__THE REQUEST__: Repeat exactly the lines between and including those that contain "Reproduce this chart with Plotly.js." and "12, 14, 16];". Output no other line.

__INFORMATION PROVIDED__:
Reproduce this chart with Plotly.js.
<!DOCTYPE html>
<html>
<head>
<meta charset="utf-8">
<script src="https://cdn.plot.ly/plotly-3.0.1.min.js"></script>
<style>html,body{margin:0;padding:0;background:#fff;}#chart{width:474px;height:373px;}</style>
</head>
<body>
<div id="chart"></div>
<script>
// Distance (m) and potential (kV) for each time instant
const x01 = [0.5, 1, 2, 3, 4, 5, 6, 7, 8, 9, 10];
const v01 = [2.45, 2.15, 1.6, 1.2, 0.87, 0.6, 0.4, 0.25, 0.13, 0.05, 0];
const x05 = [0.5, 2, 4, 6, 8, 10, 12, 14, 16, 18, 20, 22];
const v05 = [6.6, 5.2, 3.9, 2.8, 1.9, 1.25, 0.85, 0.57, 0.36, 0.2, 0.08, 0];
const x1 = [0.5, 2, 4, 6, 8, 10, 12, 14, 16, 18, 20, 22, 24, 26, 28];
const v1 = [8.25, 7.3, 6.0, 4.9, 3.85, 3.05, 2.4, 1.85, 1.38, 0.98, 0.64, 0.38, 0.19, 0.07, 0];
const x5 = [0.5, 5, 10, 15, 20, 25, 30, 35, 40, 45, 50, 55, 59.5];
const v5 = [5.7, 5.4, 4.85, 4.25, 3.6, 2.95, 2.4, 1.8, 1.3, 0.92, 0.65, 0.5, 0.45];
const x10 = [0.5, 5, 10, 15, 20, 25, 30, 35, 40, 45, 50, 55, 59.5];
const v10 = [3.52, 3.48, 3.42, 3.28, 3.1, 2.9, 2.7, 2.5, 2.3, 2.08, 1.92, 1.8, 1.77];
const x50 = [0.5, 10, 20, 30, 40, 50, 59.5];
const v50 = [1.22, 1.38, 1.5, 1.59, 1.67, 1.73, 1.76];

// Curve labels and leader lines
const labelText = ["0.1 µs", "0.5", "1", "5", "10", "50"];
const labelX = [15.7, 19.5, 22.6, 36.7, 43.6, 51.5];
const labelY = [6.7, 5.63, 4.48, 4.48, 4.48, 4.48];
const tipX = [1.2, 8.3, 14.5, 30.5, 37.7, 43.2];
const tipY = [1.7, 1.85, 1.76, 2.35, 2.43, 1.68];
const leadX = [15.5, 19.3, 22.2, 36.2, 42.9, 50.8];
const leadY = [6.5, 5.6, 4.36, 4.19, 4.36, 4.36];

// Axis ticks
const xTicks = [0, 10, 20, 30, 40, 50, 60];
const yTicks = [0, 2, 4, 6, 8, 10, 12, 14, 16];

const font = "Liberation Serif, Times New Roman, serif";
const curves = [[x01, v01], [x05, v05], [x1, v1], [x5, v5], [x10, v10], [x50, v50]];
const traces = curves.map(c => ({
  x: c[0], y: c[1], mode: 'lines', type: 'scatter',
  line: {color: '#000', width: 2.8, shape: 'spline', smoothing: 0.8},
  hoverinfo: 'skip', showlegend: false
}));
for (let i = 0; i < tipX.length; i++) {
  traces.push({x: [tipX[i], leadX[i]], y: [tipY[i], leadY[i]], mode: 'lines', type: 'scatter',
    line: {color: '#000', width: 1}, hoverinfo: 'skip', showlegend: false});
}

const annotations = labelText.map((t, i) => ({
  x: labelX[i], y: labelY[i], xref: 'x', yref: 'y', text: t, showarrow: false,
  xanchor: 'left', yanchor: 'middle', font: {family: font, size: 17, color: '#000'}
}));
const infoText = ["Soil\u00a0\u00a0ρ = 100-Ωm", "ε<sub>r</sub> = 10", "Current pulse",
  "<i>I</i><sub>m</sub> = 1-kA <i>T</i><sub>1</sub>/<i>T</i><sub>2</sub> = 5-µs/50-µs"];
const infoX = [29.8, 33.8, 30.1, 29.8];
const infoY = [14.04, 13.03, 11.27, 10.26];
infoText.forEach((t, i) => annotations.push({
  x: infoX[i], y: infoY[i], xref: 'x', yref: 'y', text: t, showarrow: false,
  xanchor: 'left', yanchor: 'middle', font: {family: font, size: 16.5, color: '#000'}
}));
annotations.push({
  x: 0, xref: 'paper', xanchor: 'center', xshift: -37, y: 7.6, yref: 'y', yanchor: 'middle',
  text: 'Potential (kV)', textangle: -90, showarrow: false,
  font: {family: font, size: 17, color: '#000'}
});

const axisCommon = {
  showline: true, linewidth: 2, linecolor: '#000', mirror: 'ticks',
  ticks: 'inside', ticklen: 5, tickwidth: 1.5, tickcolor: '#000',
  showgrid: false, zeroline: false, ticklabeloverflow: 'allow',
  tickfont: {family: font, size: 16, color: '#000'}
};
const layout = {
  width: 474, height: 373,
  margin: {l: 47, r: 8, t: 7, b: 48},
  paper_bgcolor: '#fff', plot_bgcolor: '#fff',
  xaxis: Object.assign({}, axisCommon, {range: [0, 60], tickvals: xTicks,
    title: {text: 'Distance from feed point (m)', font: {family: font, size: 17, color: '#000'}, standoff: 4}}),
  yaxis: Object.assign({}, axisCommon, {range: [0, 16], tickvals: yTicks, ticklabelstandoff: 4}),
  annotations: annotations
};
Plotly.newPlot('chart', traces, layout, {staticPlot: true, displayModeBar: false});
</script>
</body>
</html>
...
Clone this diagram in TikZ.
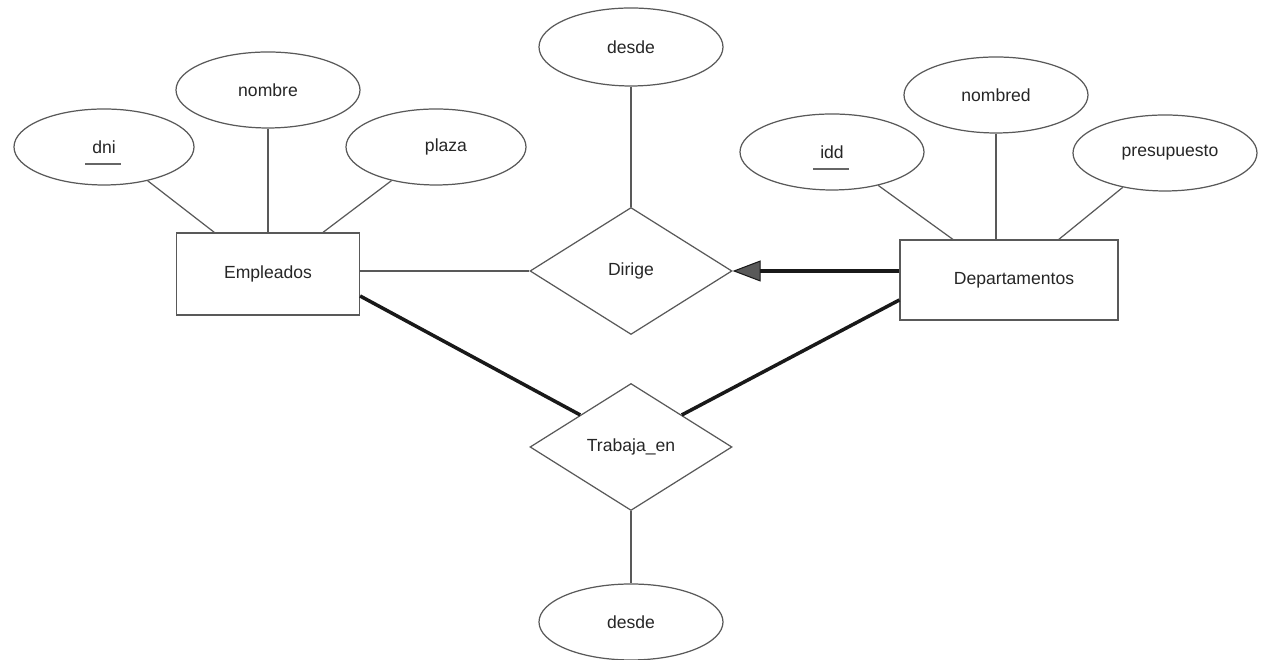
* * *
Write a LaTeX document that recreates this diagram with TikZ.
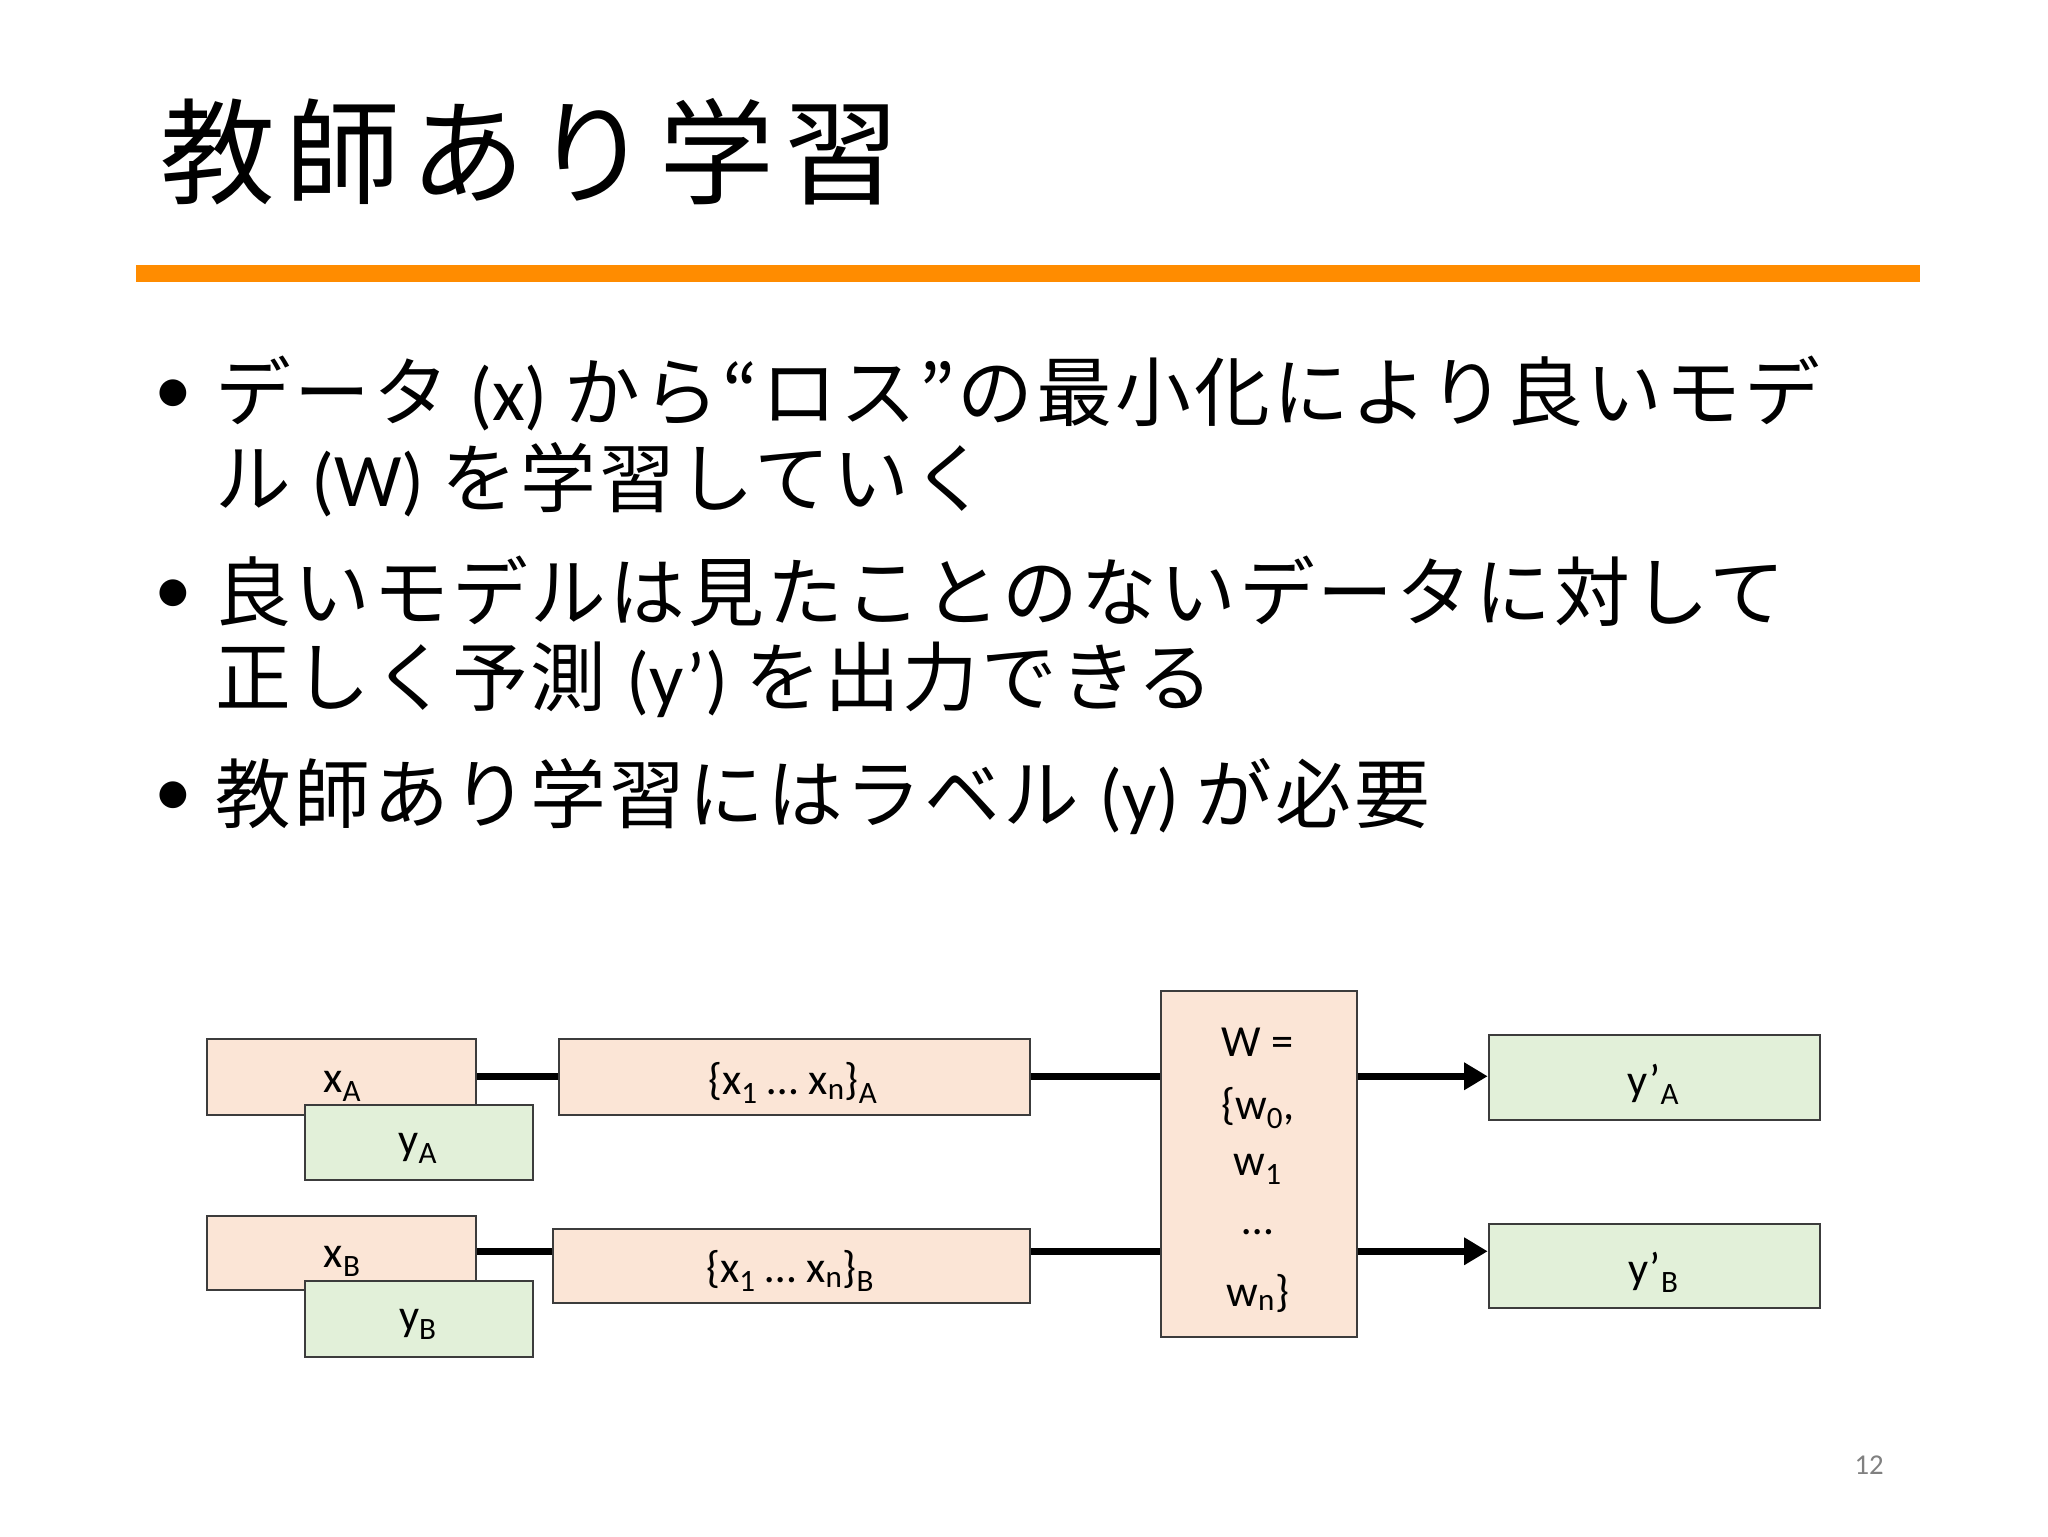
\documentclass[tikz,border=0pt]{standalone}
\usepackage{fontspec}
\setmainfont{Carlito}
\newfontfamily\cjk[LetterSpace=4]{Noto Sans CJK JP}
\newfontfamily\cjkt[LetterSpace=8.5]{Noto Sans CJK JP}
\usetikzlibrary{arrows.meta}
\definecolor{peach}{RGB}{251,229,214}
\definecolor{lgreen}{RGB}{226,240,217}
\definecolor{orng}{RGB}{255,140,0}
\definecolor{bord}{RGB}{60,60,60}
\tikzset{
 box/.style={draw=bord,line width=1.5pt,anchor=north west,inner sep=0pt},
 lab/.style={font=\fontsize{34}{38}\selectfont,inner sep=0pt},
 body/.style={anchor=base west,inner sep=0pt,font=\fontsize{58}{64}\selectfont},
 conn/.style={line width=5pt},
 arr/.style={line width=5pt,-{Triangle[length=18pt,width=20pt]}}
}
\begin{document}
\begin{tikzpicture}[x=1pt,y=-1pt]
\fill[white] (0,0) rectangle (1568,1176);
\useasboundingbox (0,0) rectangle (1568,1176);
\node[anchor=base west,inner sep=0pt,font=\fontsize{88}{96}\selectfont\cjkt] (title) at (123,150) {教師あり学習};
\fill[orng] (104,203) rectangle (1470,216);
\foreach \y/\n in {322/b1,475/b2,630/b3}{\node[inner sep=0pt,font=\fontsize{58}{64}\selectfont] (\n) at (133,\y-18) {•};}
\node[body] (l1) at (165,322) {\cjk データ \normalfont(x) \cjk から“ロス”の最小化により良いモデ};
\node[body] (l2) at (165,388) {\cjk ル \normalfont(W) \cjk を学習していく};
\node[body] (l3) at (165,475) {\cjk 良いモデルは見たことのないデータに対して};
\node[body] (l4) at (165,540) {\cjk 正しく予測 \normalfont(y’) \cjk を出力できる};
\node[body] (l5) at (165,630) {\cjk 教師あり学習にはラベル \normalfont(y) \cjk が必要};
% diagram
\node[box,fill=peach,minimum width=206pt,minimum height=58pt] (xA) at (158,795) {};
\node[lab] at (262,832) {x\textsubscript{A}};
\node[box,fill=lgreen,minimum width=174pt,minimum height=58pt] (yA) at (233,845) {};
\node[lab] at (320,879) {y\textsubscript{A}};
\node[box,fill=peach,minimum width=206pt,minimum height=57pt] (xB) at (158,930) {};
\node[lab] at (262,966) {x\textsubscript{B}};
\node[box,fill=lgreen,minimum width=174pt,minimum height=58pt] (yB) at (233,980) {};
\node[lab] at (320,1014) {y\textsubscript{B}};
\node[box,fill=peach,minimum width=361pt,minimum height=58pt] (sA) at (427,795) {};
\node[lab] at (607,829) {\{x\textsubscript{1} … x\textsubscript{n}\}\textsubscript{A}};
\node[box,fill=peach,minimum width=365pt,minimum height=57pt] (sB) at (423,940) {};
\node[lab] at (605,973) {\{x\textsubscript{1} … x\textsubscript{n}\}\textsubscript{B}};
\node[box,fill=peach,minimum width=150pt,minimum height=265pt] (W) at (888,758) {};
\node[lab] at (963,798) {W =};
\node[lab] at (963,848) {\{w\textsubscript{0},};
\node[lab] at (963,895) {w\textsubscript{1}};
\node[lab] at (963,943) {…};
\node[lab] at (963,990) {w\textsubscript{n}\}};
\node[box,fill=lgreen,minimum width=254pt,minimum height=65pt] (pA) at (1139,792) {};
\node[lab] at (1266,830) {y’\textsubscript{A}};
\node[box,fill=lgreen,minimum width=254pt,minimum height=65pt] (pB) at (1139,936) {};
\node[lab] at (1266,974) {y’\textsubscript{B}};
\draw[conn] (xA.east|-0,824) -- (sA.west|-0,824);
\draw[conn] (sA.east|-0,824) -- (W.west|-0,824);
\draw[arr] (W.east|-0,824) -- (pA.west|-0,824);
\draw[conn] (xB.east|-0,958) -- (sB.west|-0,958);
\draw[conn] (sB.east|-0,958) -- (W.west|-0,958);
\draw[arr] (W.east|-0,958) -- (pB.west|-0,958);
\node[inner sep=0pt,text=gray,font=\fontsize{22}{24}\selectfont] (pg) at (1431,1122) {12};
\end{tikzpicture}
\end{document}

__RESULT OF THE TASK__:
Reproduce this chart with Plotly.js.
<!DOCTYPE html>
<html>
<head>
<meta charset="utf-8">
<script src="https://cdn.plot.ly/plotly-3.0.1.min.js"></script>
<style>html,body{margin:0;padding:0;background:#fff;}#chart{width:474px;height:373px;}</style>
</head>
<body>
<div id="chart"></div>
<script>
// Distance (m) and potential (kV) for each time instant
const x01 = [0.5, 1, 2, 3, 4, 5, 6, 7, 8, 9, 10];
const v01 = [2.45, 2.15, 1.6, 1.2, 0.87, 0.6, 0.4, 0.25, 0.13, 0.05, 0];
const x05 = [0.5, 2, 4, 6, 8, 10, 12, 14, 16, 18, 20, 22];
const v05 = [6.6, 5.2, 3.9, 2.8, 1.9, 1.25, 0.85, 0.57, 0.36, 0.2, 0.08, 0];
const x1 = [0.5, 2, 4, 6, 8, 10, 12, 14, 16, 18, 20, 22, 24, 26, 28];
const v1 = [8.25, 7.3, 6.0, 4.9, 3.85, 3.05, 2.4, 1.85, 1.38, 0.98, 0.64, 0.38, 0.19, 0.07, 0];
const x5 = [0.5, 5, 10, 15, 20, 25, 30, 35, 40, 45, 50, 55, 59.5];
const v5 = [5.7, 5.4, 4.85, 4.25, 3.6, 2.95, 2.4, 1.8, 1.3, 0.92, 0.65, 0.5, 0.45];
const x10 = [0.5, 5, 10, 15, 20, 25, 30, 35, 40, 45, 50, 55, 59.5];
const v10 = [3.52, 3.48, 3.42, 3.28, 3.1, 2.9, 2.7, 2.5, 2.3, 2.08, 1.92, 1.8, 1.77];
const x50 = [0.5, 10, 20, 30, 40, 50, 59.5];
const v50 = [1.22, 1.38, 1.5, 1.59, 1.67, 1.73, 1.76];

// Curve labels and leader lines
const labelText = ["0.1 µs", "0.5", "1", "5", "10", "50"];
const labelX = [15.7, 19.5, 22.6, 36.7, 43.6, 51.5];
const labelY = [6.7, 5.63, 4.48, 4.48, 4.48, 4.48];
const tipX = [1.2, 8.3, 14.5, 30.5, 37.7, 43.2];
const tipY = [1.7, 1.85, 1.76, 2.35, 2.43, 1.68];
const leadX = [15.5, 19.3, 22.2, 36.2, 42.9, 50.8];
const leadY = [6.5, 5.6, 4.36, 4.19, 4.36, 4.36];

// Axis ticks
const xTicks = [0, 10, 20, 30, 40, 50, 60];
const yTicks = [0, 2, 4, 6, 8, 10, 12, 14, 16];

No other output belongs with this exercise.